De ahí, finalmente, que tampoco se haya llamado conservador, ni restaurador, un movimiento, cual el nacionalismo, que ha dado ya una gesta intelectual tan brillante, como fue otrora la del 80 en la persecución del futuro progreso de la Argentina, ahora en la indagación penetrante y apasionada por descubrir su alma profunda y destino último. Que el nacionalismo tradicionalista y católico, sin matiz alguno de izquierda, haya preferido proponer antes la revolución que la restauración, a fin de retornar a las tradiciones nacionales en cuanto tienen de perdurable, puede acaso atribuirse a la imposibilidad de restaurar lo inexistente o lo irremediablemente sepultado, mas también a una inclinación instintiva por la aventura, aneja a la juventud creadora.
Sin embargo, hasta que no descubran las altas inteligencias esa proclama perenne para los conservadores que yace escrita y misteriosa en nuestros anales históricos desde antes mismo de la Conquista, no habrá concluido la fundación de la Nación, porque le faltarán, las virtudes mismas, y entre ellas la templanza que, cuando es por todos ejercida, apareja la concordia y la posibilidad cierta de convivencia en el ámbito interno, así como de reacciones unánimes y constantes ante las solicitaciones, amenazas y riesgos originados en el ámbito externo.

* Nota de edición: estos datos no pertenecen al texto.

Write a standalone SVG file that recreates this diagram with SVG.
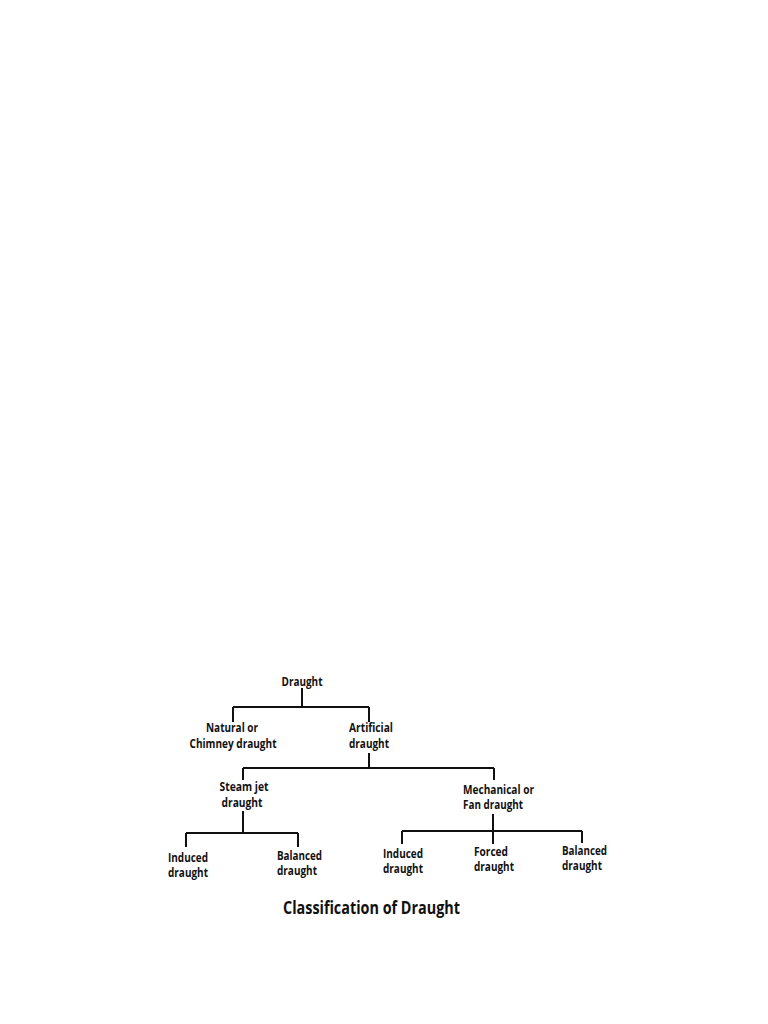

Sin el descubrimiento del destino por el pasado, sin notica de las circunstancias y recursos morales del país para perseguir sus fines no habrá cómo hacer con eficacia la voluntad nacional, que es a las naciones lo que el libre albedrío a los hombres. Haráse sentir la escasez de frenos y contrapesos ante la “revolución”, la que vendrá a ser practicada por inconscientes revolucionistas bajo el lema huero del “cambio” o con el propósito irrebatible de lograr “un mundo mejor”. Y de este desorden intelectual, que no ha dejado por un instante de pender sobre nuestra sociedad, aun en los tiempos de superficial estabilidad institucional, no ha de salirse, porque estarán ausentes los entendimientos mínimos sobre los valores permanentes de la nacionalidad. Los entendimientos que emanan de asumir las glorias, vicisitudes y miserias del pasado como se acepta la herencia y por sus mandas de obligaciones indeclinables, con respeto, reconocimiento y amor, pues no se hace historia renegando de la historia.